Holding — Curtin, J.
- The United States District Court for the Western District of New York held that both the mortgage debt and the attorney's fees were nondischargeable obligations in bankruptcy.
Rule
- Obligations arising from divorce agreements that are in the nature of alimony, maintenance, or support are nondischargeable in bankruptcy.
Reasoning
- The United States District Court reasoned that the bankruptcy court correctly determined the nature of the mortgage payments as essential for the support of Barbara and their children, thus classifying them as maintenance obligations under the Bankruptcy Code.
- The court emphasized that the substance of the obligation, rather than its form, should dictate its dischargeability.
- Additionally, the court noted that the attorney's fees were also tied to issues of maintenance and support, making them nondischargeable as well.
- Joseph's arguments regarding the categorization of the payments and Barbara's tax treatment of them were found to be insufficient to alter the bankruptcy court's findings.
- The district court agreed that the essential nature of the obligations warranted their classification as nondischargeable under the law, consistent with previous precedent.
Deep Dive: How the Court Reached Its Decision
Court's Findings on the Nature of the Mortgage Debt
The court focused on the nature of the mortgage debt assumed by Joseph Kubera, determining that it was fundamentally linked to the support of his ex-wife, Barbara, and their children.

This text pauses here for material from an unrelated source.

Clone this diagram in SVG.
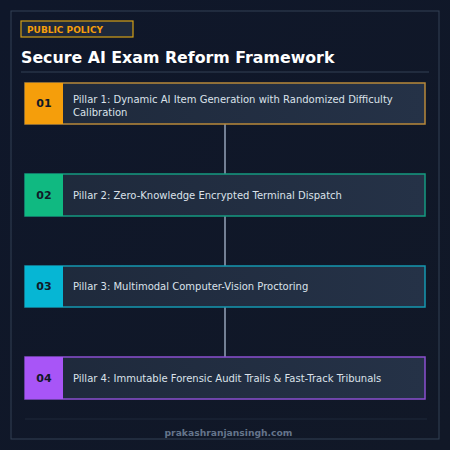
<svg xmlns="http://www.w3.org/2000/svg" width="450" height="450" viewBox="0 0 450 450">
  <defs>
    <linearGradient id="bg" x1="0" y1="0" x2="1" y2="1">
      <stop offset="0" stop-color="#0f172a"/>
      <stop offset="1" stop-color="#111827"/>
    </linearGradient>
    <linearGradient id="card" x1="0" y1="0" x2="1" y2="0">
      <stop offset="0" stop-color="#1e293b"/>
      <stop offset="1" stop-color="#253247"/>
    </linearGradient>
  </defs>
  <style>
    .card { fill: url(#card); stroke-width: 1.5; }
    .num { font-family: "DejaVu Sans", sans-serif; font-weight: bold; font-size: 11px; fill: #111827; text-anchor: middle; }
    .lbl { font-family: "DejaVu Sans", sans-serif; font-size: 10px; fill: #dbe2ea; }
    .conn { stroke: #94a3b8; stroke-width: 1.5; fill: none; }
  </style>
  <rect x="0" y="0" width="450" height="450" fill="url(#bg)"/>
  <rect x="11" y="11" width="428" height="428" fill="none" stroke="#334155" stroke-width="1"/>

  <g id="header">
    <rect x="21" y="21" width="112" height="16" fill="#1e293b" stroke="#d4a017" stroke-width="1.2"/>
    <text x="27" y="32.5" font-family="DejaVu Sans, sans-serif" font-weight="bold" font-size="9" fill="#f59e0b">PUBLIC POLICY</text>
    <text x="21" y="63" font-family="DejaVu Sans, sans-serif" font-weight="bold" font-size="15.8" fill="#ffffff">Secure AI Exam Reform Framework</text>
    <line x1="21" y1="72" x2="429" y2="72" stroke="#334155" stroke-width="1"/>
  </g>

  <g id="connectors">
    <line class="conn" x1="225" y1="124" x2="225" y2="174"/>
    <line class="conn" x1="225" y1="216" x2="225" y2="266"/>
    <line class="conn" x1="225" y1="307" x2="225" y2="357"/>
  </g>

  <g id="pillar1">
    <rect class="card" x="25" y="83" width="400" height="41" stroke="#b8893a"/>
    <rect x="25" y="83" width="38" height="41" fill="#f59e0b"/>
    <text class="num" x="44" y="107">01</text>
    <text class="lbl" x="73" y="102.5">Pillar 1: Dynamic AI Item Generation with Randomized Difficulty</text>
    <text class="lbl" x="73" y="116">Calibration</text>
  </g>

  <g id="pillar2">
    <rect class="card" x="25" y="174" width="400" height="42" stroke="#159a80"/>
    <rect x="25" y="174" width="38" height="42" fill="#10b981"/>
    <text class="num" x="44" y="198.5">02</text>
    <text class="lbl" x="73" y="198.5">Pillar 2: Zero-Knowledge Encrypted Terminal Dispatch</text>
  </g>

  <g id="pillar3">
    <rect class="card" x="25" y="266" width="400" height="41" stroke="#1598b0"/>
    <rect x="25" y="266" width="38" height="41" fill="#06b6d4"/>
    <text class="num" x="44" y="290">03</text>
    <text class="lbl" x="73" y="290">Pillar 3: Multimodal Computer-Vision Proctoring</text>
  </g>

  <g id="pillar4">
    <rect class="card" x="25" y="357" width="400" height="42" stroke="#8a4fd0"/>
    <rect x="25" y="357" width="38" height="42" fill="#a855f7"/>
    <text class="num" x="44" y="381.5">04</text>
    <text class="lbl" x="73" y="381.5">Pillar 4: Immutable Forensic Audit Trails &amp; Fast-Track Tribunals</text>
  </g>

  <g id="footer">
    <line x1="25" y1="419" x2="427" y2="419" stroke="#1e293b" stroke-width="1"/>
    <text x="228.5" y="436" text-anchor="middle" font-family="DejaVu Sans, sans-serif" font-weight="bold" font-size="9.2" fill="#64748b">prakashranjansingh.com</text>
  </g>
</svg>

Judge Bucki concluded that the mortgage represented a necessary expense for the family's primary residence, which was essential for their welfare. Despite the language used in the Separation Agreement, which categorized the mortgage assumption under property settlement, the court emphasized that the substance of the obligation mattered more than its form. Citing precedent from In re Spong, the court held that obligations arising from matrimonial relationships should be assessed based on their true nature rather than the labels assigned by the parties involved. The court recognized that shelter is a critical component of support, thereby classifying the mortgage payments as maintenance under the Bankruptcy Code. This analysis underscored the principle that the law seeks to protect the financial stability of the ex-spouse and children, reinforcing that the essence of the payments should dictate their dischargeability in bankruptcy. Ultimately, the court affirmed that the mortgage debt was nondischargeable as it was intrinsically a support obligation.

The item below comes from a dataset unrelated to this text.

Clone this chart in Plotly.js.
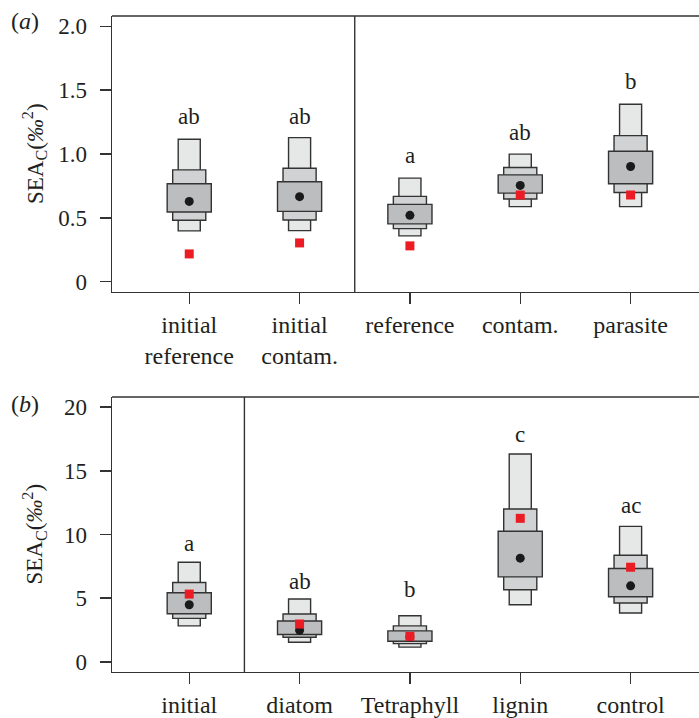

Implications of the Attorney's Fees
The court also addressed the issue of the attorney's fees awarded to Barbara Kubera, ruling that these fees were similarly nondischargeable. The rationale was based on the connection between the fees and the pursuit of maintenance and support for Barbara and the children. Judge Bucki determined that part of the fees, specifically $1,100, was incurred in relation to issues surrounding alimony and support, making them subject to the same nondischargeability principles as the mortgage debt. Appellant Joseph argued that the evidence presented was insufficient to allocate the fees specifically to these issues, claiming that the bankruptcy court had improperly shifted the burden of proof. However, the court found that there was adequate basis for deeming that the majority of the attorney fees were related to maintenance and support, as established by the scope of the state court's order. This finding aligned with the precedent set in In re Spong, which recognized attorney's fees tied to alimony or maintenance as nondischargeable. By confirming the nondischargeability of these fees, the court reinforced the protection of a former spouse's rights under the Bankruptcy Code.
Substance Over Form Principle
The district court underscored the principle of substance over form in bankruptcy law, which mandates that courts assess the actual nature of obligations rather than adhering strictly to the terminology used in agreements. This principle guided the court's analysis of both the mortgage and the attorney's fees, leading to the conclusion that both were fundamentally support obligations. The court clarified that even if the parties intended to categorize the mortgage payments as part of the property settlement, the bankruptcy court was obligated to look beyond such classifications to evaluate their true purpose. This approach is consistent with established case law, indicating that courts must consider the intent behind the obligations and how they function in the context of the parties' financial responsibilities. The district court's affirmation of the bankruptcy court's findings illustrated a clear commitment to protecting the financial interests of ex-spouses and children within the framework of bankruptcy proceedings. Consequently, the essence of the obligations in question was deemed more critical than the specific labels attached to them in the Separation Agreement.
Appellant's Arguments Considered
Joseph Kubera presented several arguments in support of his position that the mortgage debt and attorney's fees should be dischargeable. He contended that the explicit categorization of the mortgage assumption as part of the property settlement in the Separation Agreement should dictate its dischargeability. Additionally, he pointed out that Barbara did not treat the mortgage payments as taxable support income, suggesting that this indicated the parties' intent to exclude it from maintenance obligations. However, the court found these arguments unpersuasive, noting that the tax treatment of the payments was only tangentially relevant to the core issue of dischargeability. The court emphasized that the bankruptcy court's determination was supported by the uncontroverted testimony regarding the necessity of the mortgage payments for Barbara's and the children's shelter. The district court ultimately concluded that Joseph's reliance on the agreement's language failed to account for the broader implications of the Bankruptcy Code, which seeks to prioritize the well-being of dependents in divorce situations. Thus, the court rejected Joseph's arguments as insufficient to alter the established nondischargeable status of the obligations.
Conclusion of the Court's Reasoning
In conclusion, the district court affirmed the bankruptcy court's ruling that both the mortgage debt and the attorney's fees were nondischargeable. The court's reasoning emphasized the critical importance of viewing obligations arising from divorce agreements through the lens of their actual nature and purpose rather than their formal classification. By applying the substance over form doctrine, the court upheld the protection of support obligations, ensuring that the financial needs of the ex-spouse and children were prioritized in bankruptcy proceedings. This decision reinforced the principle that obligations related to alimony, maintenance, and support must be honored, even if the parties involved had not explicitly categorized them as such in their agreements. The court's findings served as a reminder of the courts' commitment to safeguarding the interests of those affected by divorce, particularly in the context of bankruptcy, thus affirming the decision of the bankruptcy court.